5. ADMINISTRATIVE PROVISIONS. Notwithstanding anything herein to the contrary, the Foundation shall hold the Fund, and all contributions to the Fund, subject to the provisions of the applicable Indiana laws and the Foundation's Articles of Incorporation and Bylaws. The Board shall monitor the distribution of the Fund, and shall have all powers of modification and removal specified in United States Treasury Regulation Section 1. 17OA-9(e)(11)(v)(B).

The Board agrees to make available to the Founding Contributor and any Donor that has contributed to the Foundation at least $10, 000 a copy of the annual examination of the finances of the Foundation as reported upon by independent certified public accountants.

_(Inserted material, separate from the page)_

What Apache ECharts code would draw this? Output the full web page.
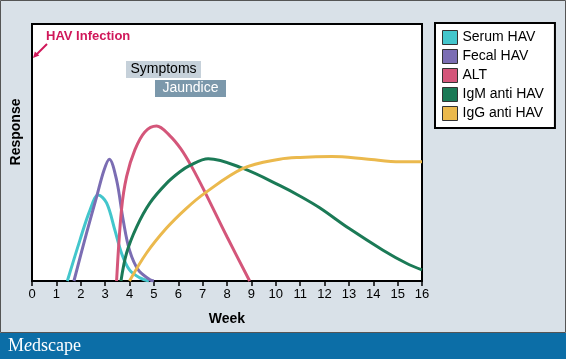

6. CONDITIONS FOR ACCEPTANCE OF FUNDS. The Founding Contributor and Donors agree and acknowledge that the establishment of the Fund herein created is made in recognition of, and subject to, the terms and conditions of the Articles of Incorporation and Bylaws of the of the Foundation as from time to time amended, and that the Fund shall at all times be subject to such terms and conditions, including but not by way of limitation, provisions for:

    1. Presumption of Donors' intent;
    2. Variance from Donors' direction;
    3. Amendments.


7. CONTINUITY. The Fund shall continue so long as assets are available in the Fund and the purposes in the Fund can be served by its continuation. If the Fund is terminated, the Foundation shall devote any remaining assets in the Fund exclusively for charitable purposes that:

    1. are within the scope of the charitable purposes of the Foundation's Articles of Incorporation; and,
    2. most nearly approximate, in the good faith opinion of the Board, the original purpose of the Fund.
8. NOT A SEPARATE TRUST. The Fund shall be a component part of the Foundation. All money and property in the Fund shall be held as general assets of the Foundation and not segregated as trust property of a separate trust; provided that for purposes of determining the share of the Foundation's earnings allocable to the Fund and the value of the principal of the Fund, the interest of the Fund in the general assets of the Foundation shall be a percentage determined by dividing the gift to the Fund by the then value of the total assets of the Foundation, such percentage interest being subject to adjustment at the time of each addition to or reduction of the assets of the Foundation.

9. ACCOUNTING. The receipts and disbursements of this Fund shall be accounted for separately and apart from those of other gifts to the Foundation.

10. INVESTMENT OF FUNDS. The Foundation shall have all powers necessary, or in its sole discretion desirable, to carry out the purposes of the Fund, including, but not limited to, the power to retain, invest and reinvest the Fund and the power to commingle the assets of the Fund with those of other funds for investment purposes.

11. COSTS OF THE FUND. It is understood and agreed that the Fund shall share a fair portion of the total investment and administrative costs of the Foundation. Those costs annually charged against the Fund shall be determined in accordance with the then current fee schedule identified by the Foundation as applicable to funds of this type. Any costs to the Foundation in accepting, transferring or managing property donated to the Foundation for the Fund shall also be paid from the Fund.
 
 

IN WITNESS WHEREOF, the Founding Contributor has executed this Agreement and the Foundation has caused this Agreement to be approved by its Board of Directors and to be executed by a duly authorized officer, all as of the day and year first above written.
 

SYCAMORE TRAILS RESOURCE CONSERVATION AND
DEVELOPMENT COUNCIL, INC., FOUNDING CONTRIBUTOR
 
 

By ____________________________________________

John Q. Officer, its President
 
 
WABASH VALLEY COMMUNITY FOUNDATION, INC.
 

By _____________________________________________

Jane Q. Officer, its President
 
 
 

EXHIBIT A
 

$1,000. 00 cash

Additional contributions may be made at any time. The parties agree that no grant or distributions shall be made from this fund until the principal balance of this fund reaches the sum of $5,000.00.